The government is expected to conclude talks on the second samurai bond in the first quarter of next year, said Deputy Finance Minister Amiruddin Hamzah.
“We are still looking into it. Most probably by the first quarter of next year, it can be finalised. The discussion is still ongoing.
“The government is trying to get the best rate which we hope will be much lower from the first samurai bond," Amiruddin (photo above) told reporters after officiating the Malaysian Bond and Sukuk Conference 2019 in Kuala Lumpur today.
Earlier in his speech, Amiruddin said Malaysia has remained as the main driver for the sukuk market while continuing to lead in the Islamic wealth management industry.
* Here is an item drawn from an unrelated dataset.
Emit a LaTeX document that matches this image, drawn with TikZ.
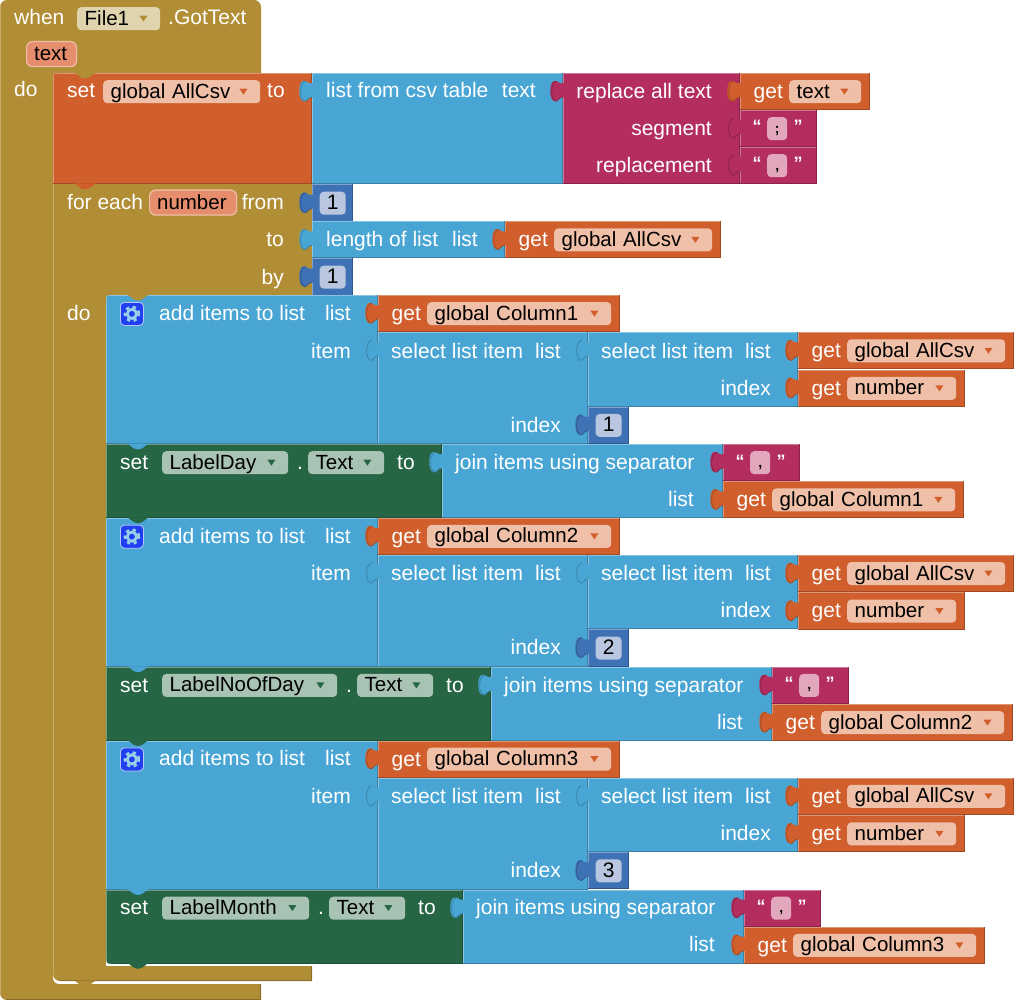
\documentclass[tikz,border=0pt]{standalone}
\usepackage{xcolor}
\usepackage{fontspec}
\setmainfont{Liberation Sans}
\usepackage{tikz}
\definecolor{ochreblock}{HTML}{B18E35}
\definecolor{orangeblock}{HTML}{D05F2D}
\definecolor{blueblock}{HTML}{49A6D4}
\definecolor{pinkblock}{HTML}{B32D5E}
\definecolor{greenblock}{HTML}{266645}
\definecolor{numblock}{HTML}{3F71B5}
\definecolor{orangefield}{HTML}{F0BFA8}
\definecolor{varfield}{HTML}{E58D6C}
\definecolor{greenfield}{HTML}{A8C3B3}
\definecolor{ochrefield}{HTML}{E0D4AE}
\definecolor{numfield}{HTML}{B8C6E0}
\definecolor{pinkfield}{HTML}{E3A7BD}
\definecolor{gearbox}{HTML}{1F3FF0}

% plain block with a light top and left edge, a dark bottom and right edge
\newcommand{\blk}[5]{
    \fill[#5] (#1,#2) rectangle ++(#3,#4);
    \draw[#5!65!white, line width=1pt] (#1+0.5,#2+#4) -- (#1+0.5,#2+0.5) -- (#1+#3,#2+0.5);
    \draw[#5!78!black, line width=1pt] (#1,#2+#4-0.5) -- (#1+#3-0.5,#2+#4-0.5) -- (#1+#3-0.5,#2);
}
% output tab on the left side of a value block
\newcommand{\plug}[3]{
    \fill[#3] (#1+1,#2+10) .. controls (#1-4,#2+12) and (#1-5,#2+7) .. (#1-9,#2+8)
        .. controls (#1-14,#2+9) and (#1-14,#2+27) .. (#1-9,#2+28)
        .. controls (#1-5,#2+29) and (#1-4,#2+23) .. (#1+1,#2+24) -- cycle;
    \draw[#3!78!black, line width=0.8pt] (#1-6,#2+8.3) .. controls (#1-13,#2+8) and (#1-13,#2+28) .. (#1-7,#2+28.3)
        .. controls (#1-5,#2+28.5) and (#1-4,#2+24) .. (#1,#2+24);
}
% notch under a statement block
\newcommand{\bump}[3]{
    \fill[#3] (#1+21,#2-0.5) .. controls (#1+24,#2+0.5) and (#1+27,#2+5.5) .. (#1+32,#2+5.5)
        .. controls (#1+37,#2+5.5) and (#1+40,#2+0.5) .. (#1+43,#2-0.5) -- cycle;
}
% rounded corner of a block, filled with what lies behind it
\newcommand{\cornertl}[3]{\fill[#3] (#1,#2) -- (#1+6,#2) .. controls (#1,#2) .. (#1,#2+6) -- cycle;}
\newcommand{\cornerbl}[3]{\fill[#3] (#1,#2) -- (#1+7,#2) .. controls (#1,#2) .. (#1,#2-7) -- cycle;}
% dropdown field: name, x, y, width, text, fill, triangle
\newcommand{\ddfield}[7]{
    \pgfmathsetmacro{\fieldtw}{#4-15}
    \node[field, fill=#6, text width=\fieldtw pt] (#1) at (#2,#3) {#5};
    \fill[#7] ([xshift=-21pt,yshift=3pt]#1.east) -- ++(8,0) -- ++(-4,6) -- cycle;
}
% get block: name, x, y, width, variable
\newcommand{\getblk}[5]{
    \blk{#2}{#3}{#4}{37.2}{orangeblock}
    \plug{#2}{#3}{orangeblock}
    \node[lbl] (#1kw) at (#2+13.5,#3+25.5) {get};
    \ddfield{#1f}{#2+49}{#3+7}{#4-58}{#5}{orangefield}{orangeblock}
}
% number block
\newcommand{\numblk}[4]{
    \blk{#2}{#3}{41}{37.2}{numblock}
    \plug{#2}{#3}{numblock}
    \node[valfield, fill=numfield, minimum width=26pt] (#1) at (#2+7.5,#3+7) {#4};
}
% text block
\newcommand{\strblk}[4]{
    \blk{#2}{#3}{77}{37.2}{pinkblock}
    \plug{#2}{#3}{pinkblock}
    \node[lbl, font=\fontsize{18}{20}\selectfont\bfseries] (#1a) at (#2+12.5,#3+23) {“};
    \node[valfield, fill=pinkfield, minimum width=20pt, text height=16pt, text depth=7pt, font=\fontsize{14}{16}\selectfont\bfseries] (#1) at (#2+27,#3+7) {#4};
    \node[lbl, font=\fontsize{18}{20}\selectfont\bfseries] (#1b) at (#2+53.5,#3+23) {”};
}
% one add items block with the set block under it: tag, y, number, label, x of join, width of label field
\newcommand{\addgroup}[6]{
    \blk{106}{#2}{272}{149}{blueblock}
    \node[gearnode] (#1gear) at (120,#2+7) {};
    \draw[gearteeth, line width=2.6pt, dash pattern=on 3.4pt off 3.5pt] (#1gear.center) circle (7pt);
    \draw[gearteeth, line width=2.8pt] (#1gear.center) circle (4.6pt);
    \node[lbl] (#1add) at (159,#2+25.4) {add items to list};
    \node[lblr] (#1list) at (351,#2+25.4) {list};
    \node[lblr] (#1item) at (351,#2+63) {item};
    \getblk{#1get}{378}{#2}{242}{global Column#3}
    % select list item
    \blk{378}{#2+37.1}{210}{112}{blueblock}
    \plug{378}{#2+37.1}{blueblock}
    \node[lbl] (#1sel) at (391,#2+63) {select list item};
    \node[lblr] (#1sellist) at (561,#2+63) {list};
    \node[lblr] (#1selidx) at (561,#2+137) {index};
    % inner select list item
    \blk{588}{#2+37.1}{210}{74.6}{blueblock}
    \plug{588}{#2+37.1}{blueblock}
    \node[lbl] (#1inner) at (601,#2+63) {select list item};
    \node[lblr] (#1innerlist) at (771,#2+63) {list};
    \node[lblr] (#1inneridx) at (771,#2+100) {index};
    \getblk{#1all}{798}{#2+37.1}{216}{global AllCsv}
    \getblk{#1nr}{798}{#2+74.7}{167}{number}
    \numblk{#1idx}{588}{#2+111.7}{#3}
    % set label
    \pgfmathsetmacro{\setw}{#5-106}
    \pgfmathsetmacro{\dotx}{162+#6+9}
    \pgfmathsetmacro{\propx}{162+#6+20}
    \pgfmathsetmacro{\tox}{162+#6+109}
    \blk{106}{#2+149}{\setw}{74.3}{greenblock}
    \node[lbl] (#1set) at (120,#2+174.3) {set};
    \ddfield{#1name}{162}{#2+156}{#6}{#4}{greenfield}{greenblock}
    \node[lbl] (#1dot) at (\dotx,#2+174.3) {.};
    \ddfield{#1prop}{\propx}{#2+156}{76}{Text}{greenfield}{greenblock}
    \node[lbl] (#1to) at (\tox,#2+174.3) {to};
    % join
    \blk{#5}{#2+149}{281}{74.3}{blueblock}
    \plug{#5}{#2+149}{blueblock}
    \node[lbl] (#1join) at (#5+13,#2+174.3) {join items using separator};
    \node[lblr] (#1joinlist) at (#5+252,#2+211.3) {list};
    \strblk{#1sep}{#5+281}{#2+149}{,}
    \getblk{#1col}{#5+281}{#2+186.2}{241}{global Column#3}
    \bump{106}{#2+149}{blueblock}
}

\begin{document}
\begin{tikzpicture}[
    x=1pt, y=-1pt,
    every node/.style={font=\fontsize{21}{24}\selectfont},
    lbl/.style={
        text=white,
        inner sep=0pt,
        anchor=base west
    },
    lblr/.style={
        lbl,
        anchor=base east
    },
    field/.style={
        rounded corners=4pt,
        text=black,
        align=left,
        anchor=north west,
        inner xsep=7.5pt,
        inner ysep=0pt,
        text height=18pt,
        text depth=5pt,
        font=\fontsize{20.5}{24}\selectfont
    },
    varname/.style={
        field,
        fill=varfield,
        draw=orangefield,
        line width=1.2pt,
        rounded corners=6pt,
        text height=19pt,
        text depth=6pt
    },
    valfield/.style={
        rounded corners=4pt,
        text=black,
        align=center,
        anchor=north west,
        inner sep=0pt,
        text height=18pt,
        text depth=5pt
    },
    gearnode/.style={
        rectangle,
        draw=white!70!gearbox,
        fill=gearbox,
        rounded corners=4pt,
        line width=0.8pt,
        anchor=north west,
        inner sep=0pt,
        minimum size=23pt
    },
    gearteeth/.style={
        color=blueblock!55!white
    }
]
\useasboundingbox (0,0) rectangle (1014,1000);

% When block
\fill[ochreblock] [rounded corners=7pt] (261,1000) -- (0,1000) -- (0,0) -- (261,0) [sharp corners] -- (261,73) -- (53,73) [rounded corners=6pt] -- (53,984) [sharp corners] -- (261,984) -- cycle;
\draw[ochreblock!78!black, line width=1pt] (6,999.5) -- (260.5,999.5) -- (260.5,984);
\draw[ochreblock!75!white, line width=1pt] (0.5,994) -- (0.5,6);
\node[lbl] (when) at (14,25) {when};
\ddfield{filefield}{77}{7}{83}{File1}{ochrefield}{ochreblock}
\node[lbl] (gottext) at (168,25) {.GotText};
\node[varname, text width=35pt] (textvar) at (26,41) {text};
\node[lbl] (dowhen) at (14,97) {do};

% For each block
\fill[ochreblock] (53,184) -- (312,184) -- (312,295) -- (106,295) -- (106,966) -- (312,966) -- (312,981) [rounded corners=7pt] -- (53,981) [sharp corners] -- cycle;
\draw[ochreblock!78!black, line width=1pt] (60,980.5) -- (311.5,980.5) -- (311.5,966);
\draw[ochreblock!75!white, line width=1pt] (53.5,974) -- (53.5,184);
\node[lbl] (foreach) at (67,210) {for each};
\node[varname, text width=72pt] (numbervar) at (149,189.5) {number};
\node[lblr] (from) at (284,210) {from};
\node[lblr] (toby) at (284,247) {to};
\node[lblr] (by) at (284,284) {by};
\node[lbl] (doeach) at (67,320) {do};
\numblk{fromnum}{312}{184.5}{1}
\blk{312}{221.2}{193}{37.2}{blueblock}
\plug{312}{221.2}{blueblock}
\node[lbl] (length) at (326,247) {length of list};
\node[lblr] (lengthlist) at (478,247) {list};
\getblk{lengthget}{505}{221.2}{216}{global AllCsv}
\numblk{bynum}{312}{258.4}{1}
\bump{53}{981}{ochreblock}

% Set global AllCsv
\blk{53}{73}{259}{111}{orangeblock}
\cornertl{53}{73}{ochreblock}
\bump{53}{73}{ochreblock}
\node[lbl] (setall) at (67,98) {set};
\ddfield{allfield}{103}{80}{157}{global AllCsv}{orangefield}{orangeblock}
\node[lbl] (toall) at (267,98) {to};
\bump{53}{184}{orangeblock}

% List from csv table
\blk{312}{73}{251}{111}{blueblock}
\plug{312}{73}{blueblock}
\node[lbl] (csvtable) at (326,98) {list from csv table};
\node[lblr] (csvtext) at (536,98) {text};

% Replace all text
\blk{563}{73}{177}{111}{pinkblock}
\plug{563}{73}{pinkblock}
\node[lblr] (replaceall) at (712,98.5) {replace all text};
\node[lblr] (segment) at (712,135.7) {segment};
\node[lblr] (replacement) at (712,172.7) {replacement};
\getblk{gettext}{740}{73}{130}{text}
\strblk{segstr}{740}{110}{;}
\strblk{repstr}{740}{147}{,}

% Add items blocks
\addgroup{one}{295}{1}{LabelDay}{442}{126}
\cornertl{106}{295}{ochreblock}
\bump{106}{295}{ochreblock}
\addgroup{two}{517.75}{2}{LabelNoOfDay}{491}{175}
\bump{106}{517.75}{greenblock}
\addgroup{three}{740.5}{3}{LabelMonth}{463}{147}
\bump{106}{740.5}{greenblock}
\cornerbl{106}{963.8}{white}
\bump{106}{963.3}{greenblock}

\end{tikzpicture}
\end{document}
"Corporate bonds showed a stabilising pattern, with the total hovering between RM85 billion and RM125 billion in the last five years, at an average of RM99 billion annually.
"Total corporate sukuk as a percentage of total corporate bonds issued remained high, between 67 percent and 80 percent," he added.
He said government sukuk had also been maintained between RM45 billion and RM64 billion.
"Outstanding bonds and sukuk are valued at RM1,498 billion at the third quarter of 2019, and this underscores the fact that the Malaysian market continues to be an attractive investment destination for sukuk investors," he said.
Amiruddin further noted that for years, sukuk had experienced high demand from Islamic investors as well as from conventional investors in various major markets.
"Sukuk issuance from Malaysia grew from US$13.5 billion in 2014 to US$22.5 billion in 2019 to date with an average growth of 11.4 percent per annum versus 13 percent per annum for global sukuk in total.
"Global issuances for the last five years remain active totalling US$179.1 billion to date from January 2015, and were mostly from Malaysia, followed by supra-nationals, Turkey, Qatar, Indonesia, United Arab Emirates and Saudi Arabia," he added.